Maybe if I were five years younger I would react differently, but I can’t help reading that passage (though it’s probably a bit exaggerated for effect) and feel that a profound sense of alienation is at the source of such behavior. It would make sense—big cities do that to people.
But this is certainly also symptomatic of the changing norms of communication brought about by the Internet age. Again, I want to make clear that I’m not one of those critics who bemoans Twitter’s 140-character limit—different media presuppose different types of writing, and way back in the 19th century there were genres such as the bon mot that, similar to Twitter, required wit and brevity. On the other hand, it does seem as if the length of the average communiqué has preciptiously fallen over the last decade (perhaps to accommodate our shorter attention spans). And, as you can probably surmise by the length of this blog post (tl;dr), I belong to the small minority of people who mourn the death of the long email.
Big Data
5) But Is It Good Data? – While “Big Data” generally refers to a collection of data that’s so big it requires special techniques to process, I’m using small-letters “big data” here to allude to the situation we face vis-à-vis the Internet.

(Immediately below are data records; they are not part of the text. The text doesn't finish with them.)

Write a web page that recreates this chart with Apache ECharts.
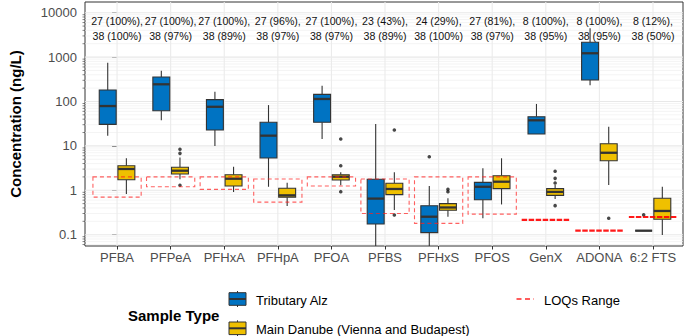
<!DOCTYPE html>
<html><head><meta charset="utf-8">
<script src="https://cdn.jsdelivr.net/npm/echarts@6/dist/echarts.min.js"></script>
<style>html,body{margin:0;padding:0;background:#fff}#c{width:685px;height:336px}</style>
</head><body><div id="c"></div>
<script>
const categories = ['PFBA','PFPeA','PFHxA','PFHpA','PFOA','PFBS','PFHxS','PFOS','GenX','ADONA','6:2 FTS'];
const countsAlz = ['27 (100%),','27 (100%),','27 (100%),','27 (96%),','27 (100%),','23 (43%),','24 (29%),','27 (81%),','8 (100%),','8 (100%),','8 (12%),'];
const countsDanube = ['38 (100%)','38 (97%)','38 (89%)','38 (97%)','38 (97%)','38 (89%)','38 (100%)','38 (97%)','38 (95%)','38 (95%)','38 (50%)'];
// [lower whisker, Q1, median, Q3, upper whisker]
const alzBox = [
  [17, 30.6, 79, 182, 748],
  [38, 62, 244, 356, 494],
  [9.95, 22.8, 76, 110, 166],
  [1.2, 5.34, 17, 34, 83],
  [14.3, 34, 114, 145, 227],
  [0.05, 0.174, 0.65, 1.77, 31],
  [0.05, 0.111, 0.254, 0.45, 1.25],
  [0.234, 0.61, 1.2, 1.51, 3.13],
  [18.5, 18.5, 37.7, 45.5, 88],
  [232, 305, 1220, 2155, 4454],
  [0.123, 0.123, 0.123, 0.123, 0.123]
];
const danubeBox = [
  [0.83, 1.73, 3.02, 3.58, 5.26],
  [1.77, 2.33, 2.76, 3.3, 5.5],
  [0.92, 1.25, 1.82, 2.24, 3.4],
  [0.44, 0.70, 0.77, 1.11, 1.48],
  [1.30, 1.71, 2.02, 2.24, 2.54],
  [0.36, 0.80, 1.07, 1.44, 2.54],
  [0.254, 0.355, 0.41, 0.50, 0.66],
  [0.48, 1.09, 1.56, 2.13, 5.26],
  [0.64, 0.77, 0.92, 1.09, 1.32],
  [1.32, 4.64, 7.0, 11.2, 27],
  [0.098, 0.222, 0.342, 0.66, 1.2]
];
// [category index, value]
const alzOutliers = [[6, 5.7], [10, 0.28]];
const danubeOutliers = [[1, 8.4], [1, 6.8], [1, 1.3], [4, 14.3], [4, 3.58], [4, 0.93], [5, 22.8], [5, 0.277],
  [6, 1.05], [6, 0.93], [8, 2.68], [8, 1.86], [8, 1.46], [8, 0.45], [9, 0.234]];
const loqMin = [0.70, 1.2, 1.05, 0.54, 1.25, 0.30, 0.18, 0.29, 0.215, 0.123, 0.25];
const loqMax = [2.0, 2.0, 2.0, 1.8, 2.0, 1.8, 2.0, 2.0, 0.215, 0.123, 0.25];
const yTicks = [0.1, 1, 10, 100, 1000, 10000];
const yTickLabels = ['0.1', '1', '10', '100', '1000', '10000'];
const legendLabels = ['Tributary Alz', 'Main Danube (Vienna and Budapest)'];

const X_MIN = -0.598, X_MAX = 10.56;
const Y_MIN = 0.0556, Y_MAX = 17420;
const DODGE = 0.174, HALF_BOX = 0.158, HALF_LOQ = 0.45;
const BLUE = '#0073C2', YELLOW = '#EFC000', EDGE = '#333333';
const FONT = '"Liberation Sans", Arial, Helvetica, sans-serif';

// minor log breaks (2..9 x 10^k) within range
const yMinor = [];
for (let k = -2; k <= 4; k++) for (let m = 2; m <= 9; m++) {
  const v = m * Math.pow(10, k);
  if (v > Y_MIN && v < Y_MAX) yMinor.push(v);
}

const chart = echarts.init(document.getElementById('c'), null, {renderer: 'svg'});

function boxSeries(name, stats, off, color) {
  return {
    type: 'custom', name, z: 3, silent: true,
    data: stats.map((s, i) => [i, ...s]),
    encode: {x: 0, y: [1, 2, 3, 4, 5]},
    renderItem(params, api) {
      const cs = params.coordSys;
      const clampY = y => Math.max(cs.y, Math.min(cs.y + cs.height, y));
      const xi = api.value(0) + off;
      const xm = api.coord([xi, 1])[0];
      const xl = api.coord([xi - HALF_BOX, 1])[0];
      const xr = api.coord([xi + HALF_BOX, 1])[0];
      const Y = d => api.coord([xi, api.value(d)])[1];
      const yLo = clampY(Y(1)), yQ1 = Y(2), yMed = Y(3), yQ3 = Y(4), yHi = clampY(Y(5));
      return {type: 'group', children: [
        {type: 'line', shape: {x1: xm, y1: yHi, x2: xm, y2: yQ3}, style: {stroke: EDGE, lineWidth: 1.1}},
        {type: 'line', shape: {x1: xm, y1: yQ1, x2: xm, y2: yLo}, style: {stroke: EDGE, lineWidth: 1.1}},
        {type: 'rect', shape: {x: xl, y: yQ3, width: xr - xl, height: yQ1 - yQ3}, style: {fill: color, stroke: EDGE, lineWidth: 1.1}},
        {type: 'line', shape: {x1: xl, y1: yMed, x2: xr, y2: yMed}, style: {stroke: EDGE, lineWidth: 2.3}}
      ]};
    }
  };
}

const gridSeries = {
  type: 'custom', z: 1, silent: true,
  data: [[0, 1]],
  renderItem(params, api) {
    const cs = params.coordSys;
    const ch = [];
    yMinor.forEach(v => {
      const y = api.coord([0, v])[1];
      ch.push({type: 'line', shape: {x1: cs.x, y1: y, x2: cs.x + cs.width, y2: y}, style: {stroke: '#EFEFEF', lineWidth: 0.7}});
      ch.push({type: 'line', shape: {x1: cs.x - 2.5, y1: y, x2: cs.x, y2: y}, style: {stroke: '#333', lineWidth: 0.6}});
    });
    yTicks.forEach(v => {
      const y = api.coord([0, v])[1];
      ch.push({type: 'line', shape: {x1: cs.x, y1: y, x2: cs.x + cs.width, y2: y}, style: {stroke: '#E8E8E8', lineWidth: 1.1}});
    });
    categories.forEach((c, i) => {
      const x = api.coord([i, 1])[0];
      ch.push({type: 'line', shape: {x1: x, y1: cs.y, x2: x, y2: cs.y + cs.height}, style: {stroke: '#EBEBEB', lineWidth: 1.1}});
    });
    return {type: 'group', children: ch};
  }
};

const loqSeries = {
  type: 'custom', name: 'LOQs Range', z: 5, silent: true,
  data: categories.map((c, i) => [i, loqMin[i], loqMax[i]]),
  encode: {x: 0, y: [1, 2]},
  renderItem(params, api) {
    const i = api.value(0);
    const xl = api.coord([i - HALF_LOQ, 1])[0], xr = api.coord([i + HALF_LOQ, 1])[0];
    const yb = api.coord([i, api.value(1)])[1], yt = api.coord([i, api.value(2)])[1];
    const flat = Math.abs(yb - yt) < 0.5;
    return {type: 'rect', shape: {x: xl, y: yt, width: xr - xl, height: yb - yt},
      style: {fill: 'none', stroke: flat ? 'rgba(255,0,0,0.9)' : 'rgba(255,30,30,0.7)', lineWidth: flat ? 2.2 : 1.1, lineDash: [4, 3]}};
  }
};

const annotSeries = {
  type: 'custom', z: 6, silent: true,
  data: categories.map((c, i) => [i, 1]),
  renderItem(params, api) {
    const i = api.value(0);
    const x = api.coord([i, 1])[0];
    const y0 = params.coordSys.y;
    const st = t => ({text: t, fill: '#111', fontSize: 10.6, fontFamily: FONT, align: 'center', verticalAlign: 'middle'});
    return {type: 'group', children: [
      {type: 'text', x: x, y: y0 + 18.5, style: st(countsAlz[i])},
      {type: 'text', x: x, y: y0 + 33.5, style: st(countsDanube[i])}
    ]};
  }
};

function outlierSeries(list, off) {
  return {type: 'scatter', z: 4, silent: true, symbolSize: 3.6,
    itemStyle: {color: '#1a1a1a'},
    data: list.map(([i, v]) => [i + off, v])};
}

const legendX = 229, legendKeyW = 17;
function keyGlyph(cy, color) {
  return [
    {type: 'line', shape: {x1: legendX + legendKeyW / 2, y1: cy - 8, x2: legendX + legendKeyW / 2, y2: cy + 8}, style: {stroke: EDGE, lineWidth: 1}},
    {type: 'rect', shape: {x: legendX, y: cy - 6.3, width: legendKeyW, height: 12.6}, style: {fill: color, stroke: EDGE, lineWidth: 1}},
    {type: 'line', shape: {x1: legendX, y1: cy, x2: legendX + legendKeyW, y2: cy}, style: {stroke: EDGE, lineWidth: 2}}
  ];
}

chart.setOption({
  animation: false,
  backgroundColor: '#fff',
  grid: {left: 67, right: 2, top: 2, bottom: 90, show: true, borderColor: '#333', borderWidth: 1, backgroundColor: 'transparent'},
  xAxis: {
    type: 'value', min: X_MIN, max: X_MAX,
    axisLine: {show: false},
    splitLine: {show: false},
    axisTick: {show: true, customValues: categories.map((c, i) => i), length: 3.5, lineStyle: {color: '#333'}},
    axisLabel: {customValues: categories.map((c, i) => i), formatter: v => categories[Math.round(v)], color: '#4D4D4D', fontSize: 13, fontFamily: FONT, margin: 5}
  },
  yAxis: {
    type: 'log', min: Y_MIN, max: Y_MAX,
    name: 'Concentration (ng/L)', nameLocation: 'middle', nameGap: 62,
    nameTextStyle: {fontWeight: 'bold', fontSize: 15, color: '#000', fontFamily: FONT},
    axisLine: {show: false},
    splitLine: {show: false},
    axisTick: {show: true, customValues: yTicks, length: 5, lineStyle: {color: '#333'}},
    axisLabel: {customValues: yTicks, formatter: v => yTickLabels[yTicks.findIndex(t => Math.abs(Math.log10(t) - Math.log10(v)) < 1e-6)], color: '#4D4D4D', fontSize: 13, fontFamily: FONT, margin: 8}
  },
  graphic: [
    {type: 'text', x: 128, y: 315, style: {text: 'Sample Type', fontWeight: 'bold', fontSize: 15, fill: '#000', fontFamily: FONT, verticalAlign: 'middle'}},
    {type: 'group', children: keyGlyph(299, BLUE).concat(keyGlyph(328.3, YELLOW))},
    {type: 'text', x: 256, y: 300, style: {text: legendLabels[0], fontSize: 13, fill: '#000', fontFamily: FONT, verticalAlign: 'middle'}},
    {type: 'text', x: 256, y: 329.3, style: {text: legendLabels[1], fontSize: 13, fill: '#000', fontFamily: FONT, verticalAlign: 'middle'}},
    {type: 'line', shape: {x1: 516.5, y1: 299, x2: 534, y2: 299}, style: {stroke: 'rgba(255,0,0,0.85)', lineWidth: 1.6, lineDash: [5, 3.5]}},
    {type: 'text', x: 544, y: 300, style: {text: 'LOQs Range', fontSize: 13, fill: '#000', fontFamily: FONT, verticalAlign: 'middle'}}
  ],
  series: [
    gridSeries,
    boxSeries('Tributary Alz', alzBox, -DODGE, BLUE),
    boxSeries('Main Danube (Vienna and Budapest)', danubeBox, DODGE, YELLOW),
    outlierSeries(alzOutliers, -DODGE),
    outlierSeries(danubeOutliers, DODGE),
    loqSeries,
    annotSeries
  ]
});
</script></body></html>
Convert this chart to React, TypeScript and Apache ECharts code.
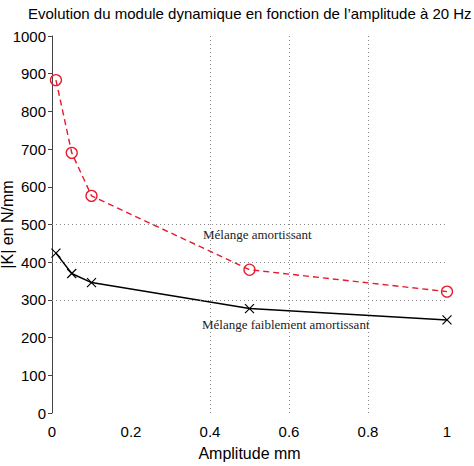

There is just so much information out there that it’s impossible for any one human to begin to process it or fully understand its origin. While teaching undergrads at college, I would see this issue crop up again and again—students had a strong tendency to treat everything on Wikipedia as gospel, instead of carefully scrutinizing its veracity. Immediately accepting what we read as fact elides over alternative narratives and theories, and obscures the sources of power that originally fashioned the dominant narratives. (In a way, it’s like a long reduce
method that has excluded some crucial data.) As with other forms of media that initially burst onto the scene with subversive potential (such as the daily newspaper and rock ‘n’ roll), the Internet has now largely been harnessed by the power structures in place (authoritarian governments in countries like China and Russia, the market in the US and the West).
6) Privacy and Data Security – “Government data breach affects 21.5 million employees.” “Credit card data of 40 million customers compromised.” “NSA’s Prism program harvests personal data from servers of all major email companies.” The dual challenges of privacy and data security will continue to make headlines for years and decades to come. The security of private personal data is under threat from foreign entities, malicious hackers, overzealous data collection programs, and tech giants who have an insatiable thirst for every bit of personal data they can scrape up through search history, cellphone-based location history, and metadata culled from files stored on the cloud for ad-selling purposes. For example, if you use Google Maps for search or navigation and carry a cell phone with you, you might be surprised to find out that Google knows everywhere you’ve been over the last several months and how you got there (check out this link accessible from Google account settings under “account history”). The question of where we exactly draw the line between privacy and security as well as privacy and convenience is one that will continue to draw vigorous debate.
Tech Issues are Human Issues
Taking a quick look back through the above list of “tech issues” reveals that all of them are very human problems. In fact, these tech problems accurately reflect some of most prevalent and pressing issues facing American society today. A messianic self-image, gender inequality, institutional racism, addiction, self-absorption, alienation, the continued lag behind other developed countries in educational achievement, and unresolved debates about the proper balance of privacy and security are all major issues visibly present in America in 2015 or bubbling under the surface. So, don’t blame the tech industry if the image that appears in the mirror it holds up to society appears to be crooked!